Parameter	Wooden (Modvion)	Fiberglass (Vestas V150)	Carbon Fiber (Siemens SG 14-222)
Blade length	61.0 m	73.5 m	108.0 m
Mass per blade	11,500 kg	18,200 kg	34,700 kg
Manufacturing energy (GJ/blade)	14.2	56.8	122.5
Avg. blade cost (USD)	$218,000	$342,000	$895,000
End-of-life fate	Compostable / biomass fuel	Landfill or pyrolysis (limited recycling)	Incineration (energy recovery only)

Practical pitfalls—and how to avoid them

Even experienced woodworkers face challenges when scaling to turbine blades:

Moisture swelling: Wood expands across the grain. Keep relative humidity between 35–55% during fabrication and apply full epoxy encapsulation—even on interior laminations.
Delamination under fatigue: Avoid butt joints in spar caps. Use scarf joints ≥1:12 slope (12 mm length per 1 mm thickness difference).
Vibration-induced resonance: Balance blades to within ±15 g·cm. Use a dynamic balancer—not just static hanging tests.
Lightning protection: Embed 8 AWG copper wire along the trailing edge, bonded to the hub grounding system. Wooden blades don’t conduct—but lightning will find a path through unshielded electronics.

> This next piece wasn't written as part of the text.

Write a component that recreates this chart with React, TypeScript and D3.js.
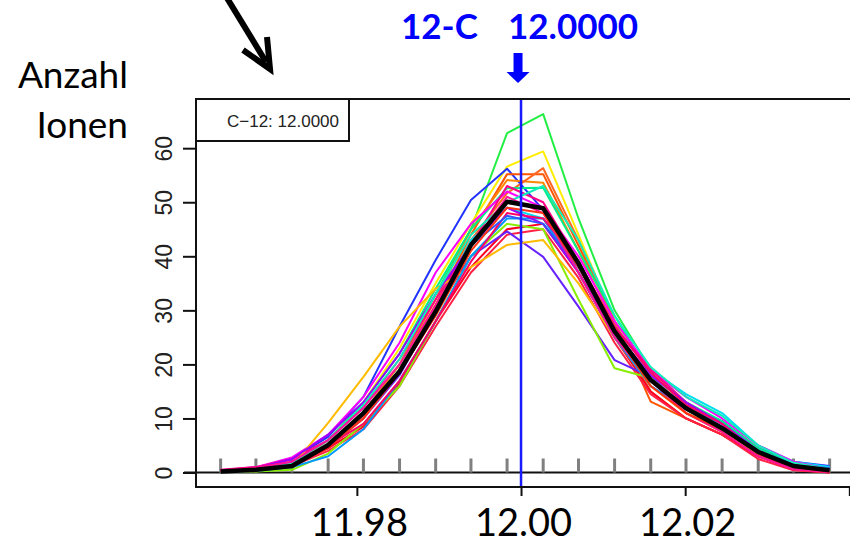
import React, { useEffect, useRef } from 'react';
import * as d3 from 'd3';

// m/z positions of the measured points
const mz = [
  11.9634, 11.9677, 11.9721, 11.9765, 11.9808, 11.9852, 11.9896, 11.9939, 11.9983,
  12.0027, 12.007, 12.0114, 12.0158, 12.0201, 12.0245, 12.0289, 12.0332, 12.0376,
];

const seriesColors = [
  '#22EE44', '#FFEE00', '#2233FF', '#FF5500', '#FF8800', '#FF6622', '#00EE88', '#00DDEE',
  '#FF00FF', '#FF0088', '#FF0022', '#FF2244', '#6622FF', '#88EE00', '#FFBB00', '#0099FF',
  '#9900FF', '#FF0066', '#3355FF', '#11EEBB', '#FF1199', '#FF3311',
];

const seriesValues = [
  [0.1, 0.3, 0.9, 4.8, 11, 20, 33, 45, 62.8, 66.3, 47, 30, 19, 13, 9, 4, 1.4, 0.4],
  [0.2, 0.5, 1.5, 6, 13, 23, 35, 46, 56.6, 59.4, 44, 28, 18, 12, 8.5, 4, 1.2, 0.3],
  [0.3, 0.8, 2.5, 6.6, 14, 27, 39.3, 50.4, 56.2, 48.6, 37, 25, 17, 12.5, 9.5, 4.5, 2, 1.2],
  [0.1, 0.4, 1.1, 4.5, 10, 19, 31, 44, 55.2, 55.2, 42, 28, 13.1, 10, 7, 3, 0.8, 0.2],
  [0.2, 0.5, 1.3, 5, 11, 20, 32, 45, 54.1, 53.6, 41, 27, 16, 11, 7.5, 3, 0.8, 0.2],
  [0.1, 0.3, 1, 4.5, 10.5, 19, 31, 43, 51.7, 56.3, 43, 27.5, 15, 10, 7, 3, 0.8, 0.1],
  [0.2, 0.6, 1.8, 6, 13, 22, 34, 45, 52.6, 52.7, 41, 29, 18, 13, 9.5, 4.5, 1.5, 0.6],
  [0.1, 0.4, 1.3, 5, 11, 19, 30, 43, 49, 47, 38, 27, 19, 14.5, 11, 5, 2, 1],
  [0.4, 1, 2.8, 7, 14, 24, 37, 46, 52, 49, 40, 28, 19, 14, 10, 5, 2, 0.6],
  [0.5, 1, 2.5, 6, 12, 21, 32, 42, 53, 50, 39, 27, 19, 13, 9, 4, 1.2, 0.3],
  [0.3, 0.6, 1.5, 4.5, 8.5, 16.5, 28, 38, 45, 46, 37, 25, 15, 10, 7, 3, 0.5, 0],
  [0.2, 0.5, 1.2, 4, 8, 16, 27, 37, 44, 45, 36, 24, 14.5, 10, 7, 2.5, 0.4, 0],
  [0.2, 0.5, 1.4, 5, 10, 18, 30, 40, 44.6, 39.9, 30.7, 20.8, 17.7, 12, 8, 3.5, 1.2, 0.5],
  [0.1, 0.2, 0.5, 3.5, 9, 16, 28, 40, 46, 45, 32, 19.3, 17.5, 12, 8, 3.5, 1, 0.2],
  [0.1, 0.3, 1.2, 9.2, 17.7, 27, 34, 38, 42.1, 43, 35, 25, 16, 11, 8, 3.5, 1, 0.2],
  [0.1, 0.3, 1, 3, 8, 17, 28, 40, 47, 47, 37, 25, 16, 12, 9, 4, 1.5, 0.6],
  [0.3, 0.8, 2.5, 7, 13, 22, 33, 42, 49, 46, 37, 26, 18, 13, 9, 4, 1.3, 0.4],
  [0.4, 0.9, 2, 5, 9, 17, 28, 39, 48, 47, 39, 27, 18.5, 12.5, 9, 3.5, 0.8, 0.1],
  [0.2, 0.5, 1.5, 5, 11, 19, 30, 42, 47.5, 46, 38, 26, 17, 12, 8.5, 4, 1.5, 0.8],
  [0.2, 0.6, 1.7, 6, 12.5, 21, 33, 44, 50, 53, 43, 29, 19.5, 14, 10.5, 5, 1.8, 0.6],
  [0.3, 0.8, 2, 6, 12, 20, 31, 42, 51, 48, 37, 25, 17, 11, 7.5, 3, 0.6, 0.1],
  [0.2, 0.5, 1.3, 5, 10, 18.5, 29, 41, 49, 48, 38, 26, 16, 11, 8, 3.5, 1, 0.2],
];

// averaged profile (thick black line)
const meanValues = [0.2, 0.5, 1.2, 5.1, 11.0, 18.7, 29.8, 42.1, 50.1, 48.9, 38.7, 26.1, 17.1, 11.9, 8.2, 3.8, 1.2, 0.4];

const yTicks = [0, 10, 20, 30, 40, 50, 60];
const xTicks = [11.98, 12.0, 12.02, 12.04];
const xTickLabels = ['11.98', '12.00', '12.02', ''];
const refMass = 12.0;

const App = () => {
  const ref = useRef<SVGSVGElement | null>(null);

  useEffect(() => {
    const svg = d3.select(ref.current);
    svg.selectAll('*').remove();

    const left = 196,
      top = 99,
      bottom = 487,
      right = 860;

    const x = d3.scaleLinear().domain([11.9604, 12.0413]).range([left, right]);
    const y = d3.scaleLinear().domain([-2.68, 69.1]).range([bottom, top]);

    const calibri = 'Lato, "Open Sans", sans-serif';
    const arial = '"Liberation Sans", Arial, sans-serif';

    // titles
    svg.append('text').attr('x', 128).attr('y', 88).attr('text-anchor', 'end')
      .attr('font-family', calibri).attr('font-size', 37).text('Anzahl');
    svg.append('text').attr('x', 128).attr('y', 138).attr('text-anchor', 'end')
      .attr('font-family', calibri).attr('font-size', 37).text('Ionen');

    // black arrow at top
    svg.append('path')
      .attr('d', 'M227,-2 L266,62')
      .attr('fill', 'none').attr('stroke', '#000').attr('stroke-width', 6);
    svg.append('path')
      .attr('d', 'M243,50 L270,69 L267,37')
      .attr('fill', 'none').attr('stroke', '#000').attr('stroke-width', 6)
      .attr('stroke-linejoin', 'miter');

    svg.append('text').attr('x', 401).attr('y', 39)
      .attr('font-family', calibri).attr('font-weight', 'bold').attr('font-size', 35)
      .attr('fill', '#0000FF').text('12-C');
    svg.append('text').attr('x', 508).attr('y', 39)
      .attr('font-family', calibri).attr('font-weight', 'bold').attr('font-size', 35)
      .attr('fill', '#0000FF').text('12.0000');

    // blue down arrow
    const ax = x(refMass) - 3;
    svg.append('path')
      .attr('d', `M${ax - 4.5},53 H${ax + 4.5} V72 H${ax + 11.5} L${ax},83 L${ax - 11.5},72 H${ax - 4.5} Z`)
      .attr('fill', '#0000FF');

    const g = svg.append('g');

    // y axis
    const yAxis = g.append('g').attr('transform', `translate(${left},0)`)
      .call(d3.axisLeft(y).tickValues(yTicks).tickSize(13).tickPadding(8));
    yAxis.select('.domain').remove();
    yAxis.selectAll('line').attr('stroke', '#111').attr('stroke-width', 2);
    yAxis.selectAll('text')
      .attr('font-family', arial).attr('font-size', 23).attr('fill', '#222')
      .attr('text-anchor', 'middle')
      .attr('transform', `translate(${172 - left},0) rotate(-90)`)
      .attr('x', 0).attr('y', 0).attr('dy', 0);

    // x axis
    const xAxis = g.append('g').attr('transform', `translate(0,${bottom})`)
      .call(d3.axisBottom(x).tickValues(xTicks).tickSize(9)
        .tickFormat((d, i) => xTickLabels[i]));
    xAxis.select('.domain').remove();
    xAxis.selectAll('line').attr('stroke', '#111').attr('stroke-width', 2);
    xAxis.selectAll('text')
      .attr('font-family', calibri).attr('font-size', 38).attr('fill', '#000')
      .attr('y', 49).attr('dy', 0).attr('dx', 2);

    // zero line and gray marks at measured positions
    g.append('line').attr('x1', left - 12).attr('x2', right)
      .attr('y1', y(0)).attr('y2', y(0)).attr('stroke', '#111').attr('stroke-width', 2);
    g.selectAll('.mark').data(mz).enter().append('line')
      .attr('x1', (d) => x(d)).attr('x2', (d) => x(d))
      .attr('y1', y(0)).attr('y2', y(0) - 14)
      .attr('stroke', '#808080').attr('stroke-width', 3);

    const line = d3.line<number>()
      .x((d, i) => x(mz[i]))
      .y((d) => y(d));

    g.selectAll('.series').data(seriesValues).enter().append('path')
      .attr('fill', 'none')
      .attr('stroke', (d, i) => seriesColors[i])
      .attr('stroke-width', 2)
      .attr('stroke-linejoin', 'round')
      .attr('d', (d) => line(d));

    g.append('path').datum(meanValues)
      .attr('fill', 'none').attr('stroke', '#000').attr('stroke-width', 4.5)
      .attr('stroke-linejoin', 'round')
      .attr('d', line);

    // reference mass line
    g.append('line').attr('x1', x(refMass)).attr('x2', x(refMass))
      .attr('y1', top).attr('y2', bottom)
      .attr('stroke', '#1a1aff').attr('stroke-width', 2.5);

    // plot frame
    g.append('rect').attr('x', left).attr('y', top)
      .attr('width', right - left).attr('height', bottom - top)
      .attr('fill', 'none').attr('stroke', '#111').attr('stroke-width', 2);

    // legend
    g.append('rect').attr('x', left).attr('y', top).attr('width', 153).attr('height', 42)
      .attr('fill', '#fff').attr('stroke', '#111').attr('stroke-width', 2);
    g.append('text').attr('x', 227).attr('y', 127)
      .attr('font-family', arial).attr('font-size', 17).attr('fill', '#222')
      .text('C\u221212: 12.0000');
  }, []);

  return (
    <svg
      ref={ref}
      width={850}
      height={547}
      style={{ position: 'absolute', left: 0, top: 0, background: '#fff' }}
    />
  );
};

export default App;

Pro tip: Always test one blade statically before committing to a full set. Mount it horizontally, hang 1.5× rated tip load (e.g., 225 kg for a 3.2 m blade), and monitor deflection for 48 hours. Acceptable max deflection: L/150 (≤10.7 mm).

Where wooden blades are being deployed today

Commercial adoption is accelerating:

Sweden: Vindkraftbolaget installed six 3.4 MW wooden-blade turbines near Uppsala in 2023—each with Modvion blades. Annual output: 28 GWh, powering ~7,200 homes.
Germany: The “HolzWind” project in Schleswig-Holstein retrofitted four existing Enercon E-44 turbines with wooden blades in 2022, extending service life by 12+ years.
USA: Oregon State University’s Pacific Northwest Wind Energy Center built a 10 kW wooden-blade turbine (2.8 m diameter) in 2023 for rural Alaska microgrids—reducing transport weight by 38% vs. fiberglass.

Global pipeline: Over 47 utility-scale wooden-blade projects are in permitting or early construction across Denmark, Finland, Canada, and Japan—driven by national circular economy mandates (e.g., EU’s 2025 Wind Turbine Recycling Regulation).